> _Instruction_: Can you write out every line from the start of the records below through the line containing "from matplotlib.patches import Rectangle", leaving out any pictures?
>> begin Entries
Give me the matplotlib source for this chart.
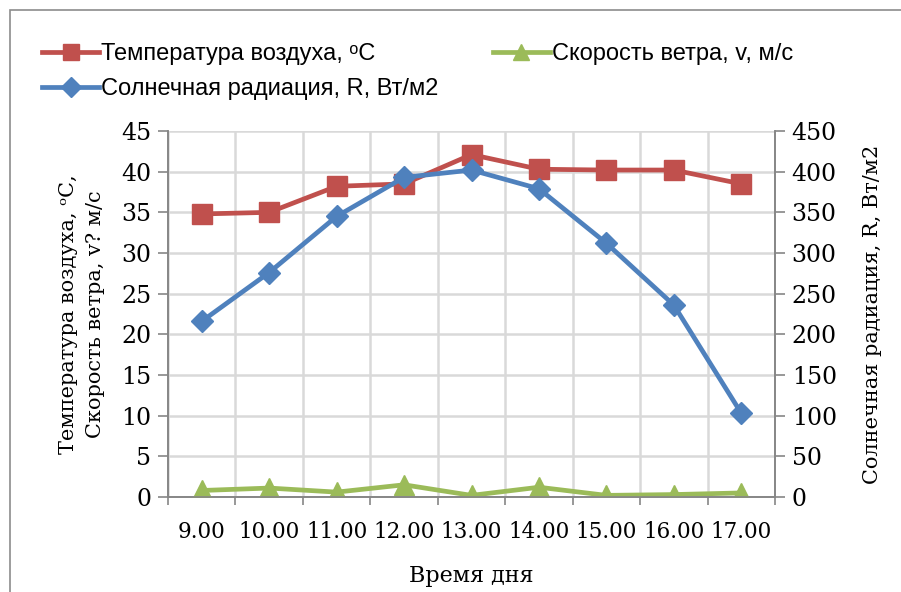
import matplotlib
matplotlib.use("Agg")
import matplotlib.pyplot as plt
from matplotlib.patches import Rectangle

# data
hours = ["9.00", "10.00", "11.00", "12.00", "13.00", "14.00", "15.00", "16.00", "17.00"]
temp = [34.8, 35.0, 38.2, 38.5, 42.1, 40.3, 40.2, 40.2, 38.5]
wind = [0.8, 1.1, 0.6, 1.5, 0.2, 1.2, 0.2, 0.3, 0.5]
radiation = [216, 276, 345, 393, 402, 379, 312, 236, 103]

RED = "#C0504D"
BLUE = "#4F81BD"
GREEN = "#9BBB59"
GRID = "#D9D9D9"
AXIS = "#868686"

serif = ["DejaVu Serif"]
sans = ["Liberation Sans Narrow", "Liberation Sans", "DejaVu Sans"]

fig = plt.figure(figsize=(9.01, 5.92), dpi=100)
fig.patches.append(Rectangle((10 / 901, -0.05), 1.0, 1.05 - 10 / 592,
                             transform=fig.transFigure, fill=False,
                             edgecolor="#8C8C8C", linewidth=1.2))

ax = fig.add_axes([168 / 901, 1 - 497 / 592, (775 - 168) / 901, (497 - 131) / 592])
ax2 = ax.twinx()

x = list(range(len(hours)))

l1, = ax.plot(x, temp, color=RED, lw=3.4, marker="s", ms=14, mec=RED, mfc=RED,
              label="Температура воздуха, ᵒС", zorder=3)
l3, = ax.plot(x, wind, color=GREEN, lw=3.4, marker="^", ms=14, mec=GREEN, mfc=GREEN,
              label="Скорость ветра, v, м/с", zorder=3)
l2, = ax2.plot(x, radiation, color=BLUE, lw=3.4, marker="D", ms=11.5, mec=BLUE, mfc=BLUE,
               label="Солнечная радиация, R, Вт/м2", zorder=3)

ax.set_xlim(-0.5, len(hours) - 0.5)
ax.set_ylim(0, 45)
ax2.set_ylim(0, 450)
ax.set_yticks(range(0, 46, 5))
ax2.set_yticks(range(0, 451, 50))

ax.set_xticks(x)
ax.set_xticklabels(hours)
ax.set_xticks([i - 0.5 for i in range(len(hours) + 1)], minor=True)
ax.tick_params(axis="x", which="major", length=0, pad=17)
ax.tick_params(axis="x", which="minor", length=6, color=AXIS, width=1.2)

ax.grid(True, axis="y", color=GRID, lw=1.8)
ax.grid(True, axis="x", which="minor", color=GRID, lw=1.8)
ax.set_axisbelow(True)

for a in (ax, ax2):
    a.spines["top"].set_visible(False)
    for s in ("left", "right", "bottom"):
        a.spines[s].set_color(AXIS)
        a.spines[s].set_linewidth(1.2)
    a.tick_params(axis="y", length=7, color=AXIS, width=1.2, pad=5)

for lab in ax.get_xticklabels():
    lab.set_fontfamily(serif)
    lab.set_fontsize(15.5)
for lab in ax.get_yticklabels() + ax2.get_yticklabels():
    lab.set_fontfamily(serif)
    lab.set_fontsize(17)

ax.set_xlabel("Время дня", fontfamily=serif, fontsize=16, labelpad=16)
ax.set_ylabel("Температура воздуха, ᵒС,\nСкорость ветра, v? м/с", fontfamily=serif,
              fontsize=15, linespacing=1.5, labelpad=12)
ax2.set_ylabel("Солнечная радиация, R, Вт/м2", fontfamily=serif, fontsize=15, labelpad=19)

fig.legend(handles=[l1, l2, l3], ncol=2, loc="upper left",
           bbox_to_anchor=(21 / 901, 1 - 22 / 592), frameon=False,
           prop={"family": sans, "size": 17}, handlelength=2.4,
           handletextpad=0.1, columnspacing=2.3, labelspacing=0.55,
           markerscale=0.85)

fig.savefig("out.png", dpi=100)
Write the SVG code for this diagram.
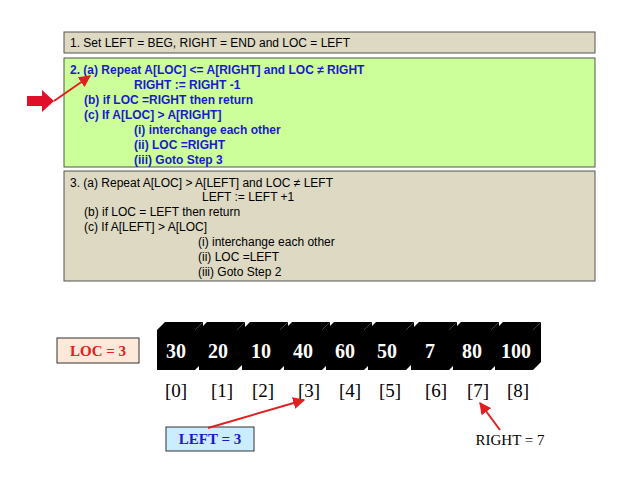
<svg xmlns="http://www.w3.org/2000/svg" width="638" height="478" viewBox="0 0 638 478">
<style>
.box{fill:#ddd9c3;stroke:#555;stroke-width:1}
.t{font-family:"Liberation Sans",Arial,sans-serif;font-size:12px;fill:#000}
.b{font-family:"Liberation Sans",Arial,sans-serif;font-size:12px;fill:#1a1acc;font-weight:bold}
.num{font-family:"Liberation Serif",serif;font-size:20px;font-weight:bold;fill:#fff;text-anchor:middle}
.idx{font-family:"Liberation Serif",serif;font-size:19px;fill:#000;text-anchor:middle}
.bl .f{fill:#1010b0}.bl .tp{fill:#2a2ae0}.bl .sd{fill:#0a0a80}
.rd .f{fill:#5a0a28}.rd .tp{fill:#7a1a3a}.rd .sd{fill:#3a0518}
</style>
<defs>
<marker id="ah" viewBox="0 0 10 10" refX="9" refY="5" markerWidth="6" markerHeight="6" orient="auto"><path d="M0,0L10,5L0,10z" fill="#e02020"/></marker>
<g id="cube"><polygon class="tp" points="0,8 8,0 46,0 38,8"/><polygon class="sd" points="38,8 46,0 46,40 38,48"/><rect class="f" x="0" y="8" width="38" height="40"/></g>
</defs>
<g id="step1"><rect class="box" x="64" y="32" width="531" height="21"/><text class="t" x="70" y="47">1. Set LEFT = BEG, RIGHT = END and LOC = LEFT</text></g>
<g id="step2"><rect x="64" y="58" width="531" height="109" fill="#ccff99" stroke="#555"/>
<text class="b" x="70" y="74">2. (a) Repeat A[LOC] &lt;= A[RIGHT] and LOC ≠ RIGHT</text>
<text class="b" x="134" y="89">RIGHT := RIGHT -1</text>
<text class="b" x="84" y="104">(b) if LOC =RIGHT then return</text>
<text class="b" x="84" y="119">(c) If A[LOC] &gt; A[RIGHT]</text>
<text class="b" x="134" y="134">(i) interchange each other</text>
<text class="b" x="134" y="149">(ii) LOC =RIGHT</text>
<text class="b" x="134" y="164">(iii) Goto Step 3</text></g>
<g id="step3"><rect class="box" x="64" y="171" width="531" height="110"/>
<text class="t" x="70" y="187">3. (a) Repeat A[LOC] &gt; A[LEFT] and LOC ≠ LEFT</text>
<text class="t" x="202" y="201">LEFT := LEFT +1</text>
<text class="t" x="84" y="216">(b) if LOC = LEFT then return</text>
<text class="t" x="84" y="231">(c) If A[LEFT] &gt; A[LOC]</text>
<text class="t" x="198" y="246">(i) interchange each other</text>
<text class="t" x="198" y="261">(ii) LOC =LEFT</text>
<text class="t" x="198" y="276">(iii) Goto Step 2</text></g>
<g id="pointer"><polygon points="27,96 42,96 42,90 54,101 42,112 42,106 27,106" fill="#e0102a"/></g>
<g id="loc"><rect x="57" y="338" width="82" height="25" fill="#fde9d9" stroke="#333"/><text x="98" y="356" font-family="Liberation Serif,serif" font-size="15" font-weight="bold" fill="#e02020" text-anchor="middle">LOC = 3</text></g>
<g id="array">
<g class="bl"><use href="#cube" x="157" y="322"/></g><text class="num" x="176" y="358">30</text>
<g class="bl"><use href="#cube" x="199" y="322"/></g><text class="num" x="218" y="358">20</text>
<g class="bl"><use href="#cube" x="242" y="322"/></g><text class="num" x="261" y="358">10</text>
<g class="rd"><use href="#cube" x="284" y="322"/></g><text class="num" x="303" y="358">40</text>
<g class="bl"><use href="#cube" x="326" y="322"/></g><text class="num" x="345" y="358">60</text>
<g class="bl"><use href="#cube" x="368" y="322"/></g><text class="num" x="387" y="358">50</text>
<g class="bl"><use href="#cube" x="411" y="322"/></g><text class="num" x="430" y="358">7</text>
<g class="rd"><use href="#cube" x="453" y="322"/></g><text class="num" x="472" y="358">80</text>
<g class="bl"><use href="#cube" x="495" y="322"/></g><text class="num" x="516" y="358">100</text>
</g>
<g id="indices">
<text class="idx" x="176" y="397">[0]</text><text class="idx" x="222" y="397">[1]</text><text class="idx" x="263" y="397">[2]</text><text class="idx" x="309" y="397">[3]</text><text class="idx" x="350" y="397">[4]</text><text class="idx" x="390" y="397">[5]</text><text class="idx" x="436" y="397">[6]</text><text class="idx" x="478" y="397">[7]</text><text class="idx" x="518" y="397">[8]</text></g>
<g id="left"><rect x="166" y="427" width="88" height="24" fill="#ccecff" stroke="#333"/><text x="210" y="444" font-family="Liberation Serif,serif" font-size="15" font-weight="bold" fill="#1a1acc" text-anchor="middle">LEFT = 3</text></g>
<g id="right"><text x="510" y="445" font-family="Liberation Serif,serif" font-size="15" fill="#000" text-anchor="middle">RIGHT = 7</text></g>
<g id="connectors" stroke="#e02020" stroke-width="2" fill="none">
<line x1="54" y1="101" x2="90" y2="76" marker-end="url(#ah)"/>
<line x1="208" y1="428" x2="304" y2="400" marker-end="url(#ah)"/>
<line x1="500" y1="430" x2="480" y2="403" marker-end="url(#ah)"/>
</g>
</svg>
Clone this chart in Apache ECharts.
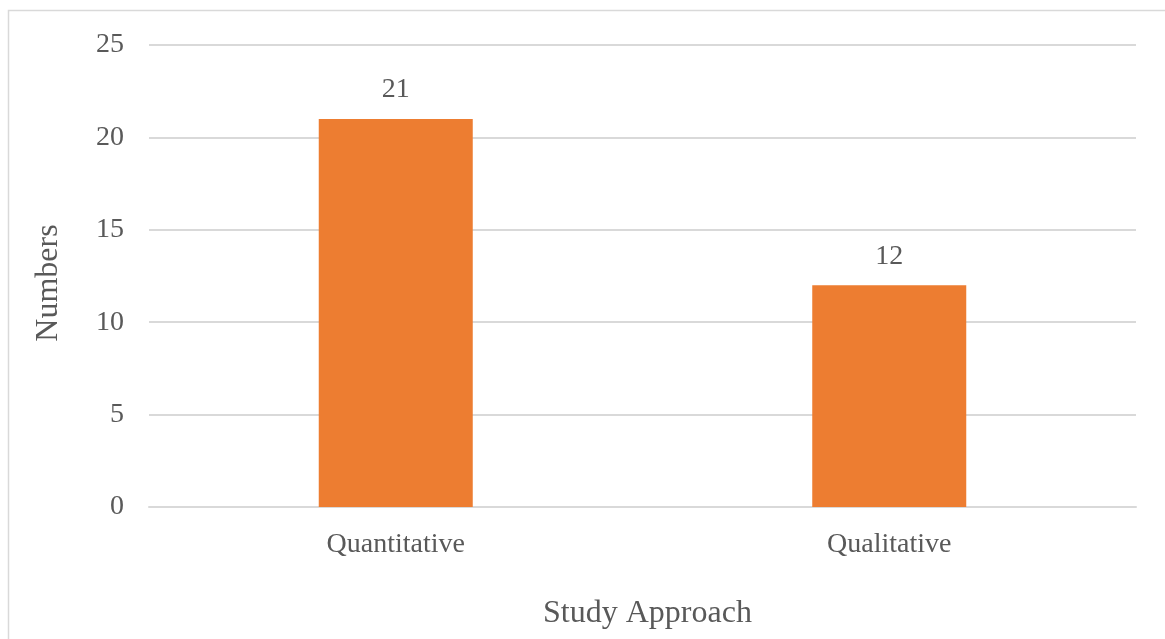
<!DOCTYPE html>
<html>
<head>
<meta charset="utf-8">
<title>Study Approach</title>
<script src="https://cdn.jsdelivr.net/npm/echarts@6/dist/echarts.min.js"></script>
<style>
  html, body { margin: 0; padding: 0; background: #ffffff; }
  #chart { width: 1165px; height: 639px; }
</style>
</head>
<body>
<div id="chart"></div>
<script>
// Number of studies per approach
const categories = ['Quantitative', 'Qualitative'];
const counts = [21, 12];
const yTicks = { min: 0, max: 25, interval: 5 };

const textColor = '#595959';
const gridColor = '#d9d9d9';
const serif = '"Liberation Serif", "Times New Roman", serif';

const chart = echarts.init(document.getElementById('chart'), null, { renderer: 'canvas' });

chart.setOption({
  backgroundColor: '#ffffff',
  animation: false,
  graphic: [{
    type: 'rect',
    silent: true,
    z: -1,
    shape: { x: 8.5, y: 10.5, width: 1300, height: 800 },
    style: { fill: 'none', stroke: gridColor, lineWidth: 1.5 }
  }],
  grid: { left: 149, right: 29, top: 45, bottom: 132, containLabel: false },
  xAxis: {
    type: 'category',
    data: categories,
    name: 'Study Approach',
    nameLocation: 'middle',
    nameGap: 91,
    nameTextStyle: { fontFamily: serif, fontSize: 32, color: textColor, padding: [0, 0, 0, 10] },
    axisLine: { show: true, lineStyle: { color: gridColor, width: 2 } },
    axisTick: { show: false },
    axisLabel: { fontFamily: serif, fontSize: 28, color: textColor, margin: 24 }
  },
  yAxis: {
    type: 'value',
    min: yTicks.min,
    max: yTicks.max,
    interval: yTicks.interval,
    name: 'Numbers',
    nameLocation: 'middle',
    nameGap: 84,
    nameRotate: 90,
    nameTextStyle: { fontFamily: serif, fontSize: 32, color: textColor, padding: [0, 14, 0, 0] },
    axisLine: { show: false },
    axisTick: { show: false },
    axisLabel: { fontFamily: serif, fontSize: 28, color: textColor, margin: 25, padding: [3, 0, 0, 0] },
    splitLine: { lineStyle: { color: gridColor, width: 2 } }
  },
  series: [{
    type: 'bar',
    data: counts,
    barWidth: 154,
    itemStyle: { color: '#ED7D31' },
    label: {
      show: true,
      position: 'top',
      distance: 15,
      fontFamily: serif,
      fontSize: 28,
      color: textColor
    }
  }]
});
</script>
</body>
</html>
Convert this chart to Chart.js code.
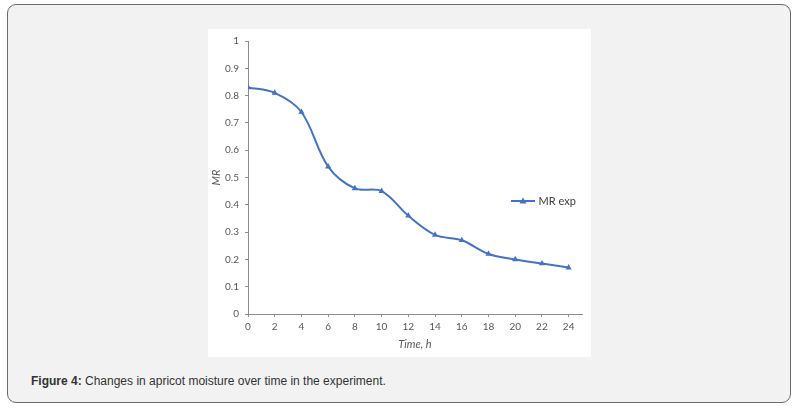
<!DOCTYPE html>
<html>
<head>
<meta charset="utf-8">
<script src="https://cdn.jsdelivr.net/npm/chart.js@4/dist/chart.umd.min.js"></script>
<style>
  html, body { margin: 0; padding: 0; background: #ffffff; }
  body { width: 800px; height: 408px; position: relative; overflow: hidden; }
  .card {
    position: absolute; left: 7px; top: 4px; width: 782px; height: 397px;
    border: 1px solid #6b6b6b; border-radius: 9px; background: #f2f2f2;
  }
  .plot {
    position: absolute; left: 208px; top: 29px; width: 383px; height: 328px;
    background: #ffffff;
  }
  .caption {
    position: absolute; left: 31px; top: 374px; line-height: 14px;
    font-family: "Liberation Sans", Arial, sans-serif; font-size: 12px; color: #333333;
  }
  .caption b { font-weight: bold; }
</style>
</head>
<body>
<div class="card"></div>
<div class="plot"><canvas id="mr-chart" width="383" height="328"></canvas></div>
<div class="caption"><b>Figure 4:</b> Changes in apricot moisture over time in the experiment.</div>

<script>
// valores
const timeHours = [0, 2, 4, 6, 8, 10, 12, 14, 16, 18, 20, 22, 24];
const mrExp = [0.83, 0.81, 0.74, 0.54, 0.46, 0.45, 0.36, 0.29, 0.27, 0.22, 0.20, 0.185, 0.17];
const xTicks = [0, 2, 4, 6, 8, 10, 12, 14, 16, 18, 20, 22, 24];
const yTicks = [0, 0.1, 0.2, 0.3, 0.4, 0.5, 0.6, 0.7, 0.8, 0.9, 1];

const lineColor = "#4472C4";
const axisColor = "#8c8c8c";
const labelColor = "#595959";
const chartFont = "Lato, 'Noto Sans', sans-serif";

// icono de la leyenda: línea con triángulo
let legendIcon = document.createElement("canvas");
legendIcon.width = 24;
legendIcon.height = 8;
let ic = legendIcon.getContext("2d");
ic.strokeStyle = lineColor;
ic.lineWidth = 2;
ic.beginPath();
ic.moveTo(0, 4);
ic.lineTo(24, 4);
ic.stroke();
ic.fillStyle = lineColor;
ic.beginPath();
ic.moveTo(12, 0.5);
ic.lineTo(15.5, 6.5);
ic.lineTo(8.5, 6.5);
ic.closePath();
ic.fill();

// coloca la leyenda dentro del área del gráfico
const legendPlacer = {
  id: "legendPlacer",
  afterLayout(chart) {
    let lg = chart.legend;
    if (!lg) return;
    let pad = lg.options.labels.padding;
    let fs = lg.options.labels.font.size;
    let cx = 305;
    let cy = 172;
    lg.left = cx - pad;
    lg.right = lg.left + lg.width;
    lg.top = cy - pad - fs / 2;
    lg.bottom = lg.top + lg.height;
  },
};

let ctx_mr = document.getElementById("mr-chart").getContext("2d");
let chart_mr = new Chart(ctx_mr, {
  type: "line",
  data: {
    datasets: [
      {
        label: "MR exp",
        data: timeHours.map((t, i) => ({ x: t, y: mrExp[i] })),
        borderColor: lineColor,
        backgroundColor: lineColor,
        borderWidth: 2,
        pointStyle: "triangle",
        pointRadius: 3.6,
        pointBorderWidth: 0,
        tension: 0.35,
        fill: false,
      },
    ],
  },
  options: {
    responsive: false,
    animation: false,
    layout: {
      padding: { top: 11, right: 9, left: 0, bottom: 0 },
    },
    plugins: {
      tooltip: { enabled: false },
      legend: {
        position: "chartArea",
        align: "start",
        labels: {
          usePointStyle: true,
          pointStyle: legendIcon,
          pointStyleWidth: 20,
          padding: 8,
          color: "#404040",
          font: { family: chartFont, size: 11 },
        },
      },
    },
    scales: {
      x: {
        type: "linear",
        min: 0,
        max: 25,
        afterBuildTicks: (scale) => {
          scale.ticks = xTicks.map((v) => ({ value: v }));
        },
        afterFit: (scale) => {
          scale.height = 43;
        },
        grid: {
          drawOnChartArea: false,
          drawTicks: true,
          tickLength: 3,
          color: axisColor,
        },
        border: { color: axisColor, width: 1 },
        ticks: {
          color: labelColor,
          padding: 4,
          maxRotation: 0,
          font: { family: chartFont, size: 10 },
        },
        title: {
          display: true,
          text: "Time, h",
          color: labelColor,
          padding: { top: 0, bottom: 6 },
          font: { family: chartFont, size: 11, style: "italic" },
        },
      },
      y: {
        min: 0,
        max: 1,
        afterBuildTicks: (scale) => {
          scale.ticks = yTicks.map((v) => ({ value: v }));
        },
        afterFit: (scale) => {
          scale.width = 40;
        },
        grid: {
          drawOnChartArea: false,
          drawTicks: true,
          tickLength: 3,
          color: axisColor,
        },
        border: { color: axisColor, width: 1 },
        ticks: {
          color: labelColor,
          padding: 6,
          font: { family: chartFont, size: 10 },
          callback: (value) => String(Math.round(value * 10) / 10),
        },
        title: {
          display: true,
          text: "MR",
          color: labelColor,
          padding: { top: 2, bottom: 0 },
          font: { family: chartFont, size: 11, style: "italic" },
        },
      },
    },
  },
  plugins: [legendPlacer],
});
</script>
</body>
</html>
>> end Entries
> _Solution for this task_:
Give me the matplotlib source for this chart.
import matplotlib
matplotlib.use("Agg")
import matplotlib.pyplot as plt
from matplotlib.patches import Rectangle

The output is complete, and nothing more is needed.